Derrière les belles paroles, les lacrymos, les réquisitions, les remplacements de grévistes

La forte mobilisation, y compris reconnue par Matignon, a de quoi inquiéter. Alors si Edouard Philippe explique qu’il « respecte les grévistes, la grève est un droit constitutionnellement garanti », on voit bien qu’à côté des belles paroles, il y a les faits. Mardi, la manifestation parisienne, dont le parcours avait été déposé en préfecture, a tourné court, à grand renfort de matraque, de brigades de CRS et de gaz lacrymos, pour empêcher les manifestants de se rendre à la gare St-Lazare, destination finale. Concernant la ligne du RER D parisien, la SNCF et le gouvernement envisageraient de procéder à des réquisitions de grévistes, avec l’aide des forces de l’ordre, pour casser le mouvement de grève. Au Technicentre du Landy, à Saint-Denis, la SNCF a fait venir des cheminots anglais pour assurer la maintenance des trains au départ vers l’Angleterre, une pratique illégale pourtant. Aux cadres, la SNCF propose de doubler la prime pour les « jaunes » volontaires pour remplacer les grévistes.
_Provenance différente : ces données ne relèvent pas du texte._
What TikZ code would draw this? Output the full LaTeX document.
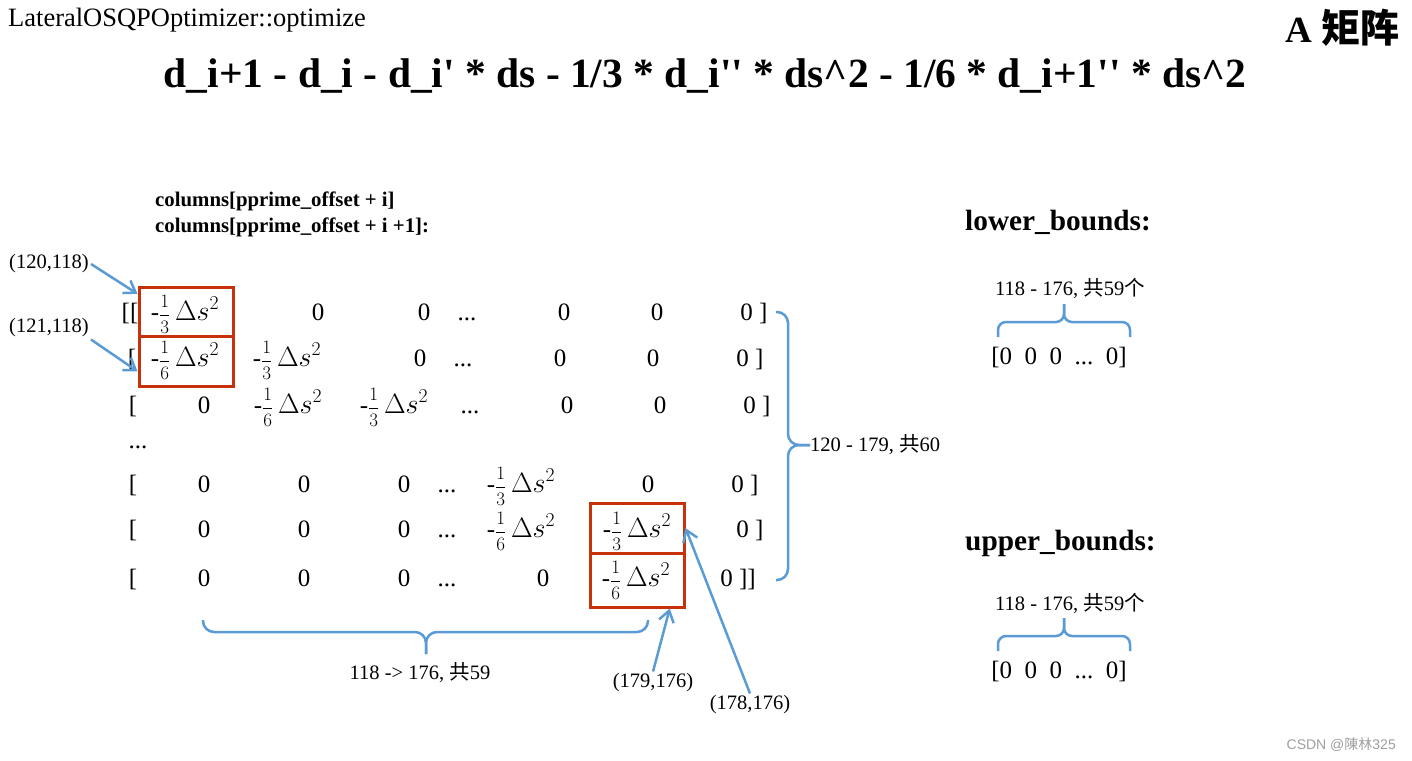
\documentclass[tikz,border=0pt]{standalone}
\usepackage{fix-cm}
\usepackage{fontspec}
\setmainfont{Liberation Serif}
\newfontfamily\cjk{Noto Sans CJK SC}
\newfontfamily\wmfont{Liberation Sans}
\usetikzlibrary{arrows.meta}
\definecolor{lineblue}{RGB}{91,155,213}
\definecolor{boxred}{RGB}{200,50,10}
\newcommand{\cellfont}{\fontsize{25}{30}\selectfont}
\newcommand{\fracpart}[1]{{\fontsize{19}{22}\selectfont$\displaystyle\frac{1}{#1}$}}
\newcommand{\deltapart}{{\fontsize{28}{30}\selectfont$\,\Delta s^2$}}
\newcommand{\mthird}{-\fracpart{3}\deltapart}
\newcommand{\msixth}{-\fracpart{6}\deltapart}

\begin{document}
\begin{tikzpicture}[x=1pt,y=-1pt]
\tikzstyle{cell} = [anchor=base, inner sep=0pt, font=\cellfont]
\tikzstyle{redbox} = [draw=boxred, line width=3pt, minimum width=94pt, minimum height=50pt, inner sep=0pt]
\tikzstyle{arrow} = [-{Straight Barb[length=11pt,width=15pt]}, lineblue, line width=2.5pt]
\tikzstyle{bluebrace} = [lineblue, line width=2.5pt, rounded corners=11pt]
\tikzstyle{note} = [inner sep=2pt, font=\fontsize{20.5}{24}\selectfont]
\useasboundingbox (0,0) rectangle (1412,760);

% titles
\node[anchor=base west, inner sep=0pt, font=\fontsize{26.5}{30}\selectfont] (func) at (8,27) {LateralOSQPOptimizer::optimize};
\node[anchor=base east, inner sep=0pt, font=\fontsize{37}{40}\selectfont\bfseries] (amat) at (1400,43) {A {\cjk\fontsize{39}{40}\selectfont 矩阵}};
\node[anchor=base, inner sep=0pt, font=\fontsize{41.5}{46}\selectfont\bfseries] (eq) at (705,87)
  {d\_i+1 - d\_i - d\_i\textquotesingle{} * ds - 1/3 * d\_i\textquotesingle\textquotesingle{} * ds\textasciicircum 2 - 1/6 * d\_i+1\textquotesingle\textquotesingle{} * ds\textasciicircum 2};
\node[anchor=base west, inner sep=0pt, font=\fontsize{20.8}{24}\selectfont\bfseries] (col1) at (155,206) {columns[pprime\_offset + i]};
\node[anchor=base west, inner sep=0pt, font=\fontsize{20.8}{24}\selectfont\bfseries] (col2) at (155,232) {columns[pprime\_offset + i +1]:};

% red boxes
\node[redbox, minimum height=49pt] (b1) at (186,311.5) {};
\node[redbox] (b2) at (186,361) {};
\node[redbox] (b3) at (637,528) {};
\node[redbox, minimum height=54pt] (b4) at (637,580) {};

% row 1
\node[cell] (r1a) at (130,320) {[[};
\node[cell] (r1b) at (185,320) {\mthird};
\node[cell] (r1c) at (318,320) {0};
\node[cell] (r1d) at (424,320) {0};
\node[cell] (r1e) at (467,320) {...};
\node[cell] (r1f) at (564,320) {0};
\node[cell] (r1g) at (657,320) {0};
\node[cell] (r1h) at (754,320) {0 ]};
% row 2
\node[cell] (r2a) at (132,366) {[};
\node[cell] (r2b) at (185,366) {\msixth};
\node[cell] (r2c) at (287,366) {\mthird};
\node[cell] (r2d) at (420,366) {0};
\node[cell] (r2e) at (463,366) {...};
\node[cell] (r2f) at (560,366) {0};
\node[cell] (r2g) at (653,366) {0};
\node[cell] (r2h) at (750,366) {0 ]};
% row 3
\node[cell] (r3a) at (133,413) {[};
\node[cell] (r3b) at (204,413) {0};
\node[cell] (r3c) at (288,413) {\msixth};
\node[cell] (r3d) at (394,413) {\mthird};
\node[cell] (r3e) at (470,413) {...};
\node[cell] (r3f) at (567,413) {0};
\node[cell] (r3g) at (660,413) {0};
\node[cell] (r3h) at (757,413) {0 ]};
% row 4
\node[cell] (r4a) at (138,448) {...};
% row 5
\node[cell] (r5a) at (133,492) {[};
\node[cell] (r5b) at (204,492) {0};
\node[cell] (r5c) at (304,492) {0};
\node[cell] (r5d) at (404,492) {0};
\node[cell] (r5e) at (447,492) {...};
\node[cell] (r5f) at (521,492) {\mthird};
\node[cell] (r5g) at (648,492) {0};
\node[cell] (r5h) at (745,492) {0 ]};
% row 6
\node[cell] (r6a) at (133,537) {[};
\node[cell] (r6b) at (204,537) {0};
\node[cell] (r6c) at (304,537) {0};
\node[cell] (r6d) at (404,537) {0};
\node[cell] (r6e) at (447,537) {...};
\node[cell] (r6f) at (521,537) {\msixth};
\node[cell] (r6g) at (637,537) {\mthird};
\node[cell] (r6h) at (750,537) {0 ]};
% row 7
\node[cell] (r7a) at (133,586) {[};
\node[cell] (r7b) at (204,586) {0};
\node[cell] (r7c) at (304,586) {0};
\node[cell] (r7d) at (404,586) {0};
\node[cell] (r7e) at (447,586) {...};
\node[cell] (r7f) at (543,586) {0};
\node[cell] (r7g) at (636,586) {\msixth};
\node[cell] (r7h) at (738,586) {0 ]]};

% index labels
\node[note] (l1) at (49,264) {(120,118)};
\node[note] (l2) at (49,328) {(121,118)};
\node[note] (l3) at (653,683) {(179,176)};
\node[note] (l4) at (750,705) {(178,176)};

% arrows
\draw [arrow] (l1.east) -- (b1.160);
\draw [arrow] (l2.south east) -- (b2.192);
\draw [arrow] (l3.north) -- (b4.319);
\draw [arrow] (l4.north) -- (b3.east);

% braces
\coordinate (rowtop) at (776,312);
\coordinate (rowbot) at (776,580);
\coordinate (rowmid) at (788,445);
\coordinate (rowtip) at (810,445);
\draw [bluebrace] (rowtop) -| (rowmid) -- (rowtip);
\draw [bluebrace] (rowbot) -| (rowmid) -- (rowtip);
\coordinate (colleft) at (203,620);
\coordinate (colright) at (648,620);
\coordinate (colmid) at (426,632);
\coordinate (coltip) at (426,654);
\draw [bluebrace] (colleft) |- (colmid) -- (coltip);
\draw [bluebrace] (colright) |- (colmid) -- (coltip);
\node[note, anchor=west] (rowcount) at (808,445) {120 - 179, {\cjk 共}60};
\node[note] (colcount) at (420,673) {118 -> 176, {\cjk 共}59};

% bounds
\node[anchor=base west, inner sep=0pt, font=\fontsize{29.3}{32}\selectfont\bfseries] (lower) at (965,230) {lower\_bounds:};
\node[note] (lowcount) at (1070,288) {118 - 176, {\cjk 共}59{\cjk 个}};
\coordinate (lowleft) at (998,337);
\coordinate (lowright) at (1130,337);
\coordinate (lowmid) at (1064,322);
\coordinate (lowtip) at (1064,304);
\draw [bluebrace, rounded corners=8pt] (lowleft) |- (lowmid) -- (lowtip);
\draw [bluebrace, rounded corners=8pt] (lowright) |- (lowmid) -- (lowtip);
\node[cell] (lowvec) at (1059,364) {[0~~0~~0~~...~~0]};

\node[anchor=base west, inner sep=0pt, font=\fontsize{29.3}{32}\selectfont\bfseries] (upper) at (965,550) {upper\_bounds:};
\node[note] (upcount) at (1070,603) {118 - 176, {\cjk 共}59{\cjk 个}};
\coordinate (upleft) at (998,651);
\coordinate (upright) at (1130,651);
\coordinate (upmid) at (1064,636);
\coordinate (uptip) at (1064,618);
\draw [bluebrace, rounded corners=8pt] (upleft) |- (upmid) -- (uptip);
\draw [bluebrace, rounded corners=8pt] (upright) |- (upmid) -- (uptip);
\node[cell] (upvec) at (1059,678) {[0~~0~~0~~...~~0]};

% watermark
\node[anchor=base east, inner sep=0pt, text=black!38, font=\fontsize{14}{16}\selectfont\wmfont] (mark) at (1396,749) {CSDN @{\cjk 陳林}325};
\end{tikzpicture}
\end{document}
La crainte de la convergence

Autre symptôme de la difficulté du gouvernement à convaincre sur son projet de réforme : sur LCI, Bruno Le Maire, ministre de l’économie, est interrogé l’existence d’une convergence entre les grèves des cheminots, des éboueurs, d’AirFrance, des enseignants et des étudiants. Et il répond « Quel est le lien entre les universités, la SNCF, qu’est-ce que ça veut dire cette agrégation des luttes, si ce n’est une volonté de désordre ? ». Il parait pourtant, le lien parait clair. Une même logique ultralibérale qui s’attaque de front à ce qu’il reste du service public. Une fenêtre d’ouverture, avec la locomotive du mouvement social qu’est en train de devenir la lutte des cheminots. Et si le ministre de l’Economie et des finances explique que « le pire des risques ce n’est de rien faire », c’est un bon conseil qu’on n’oubliera pas.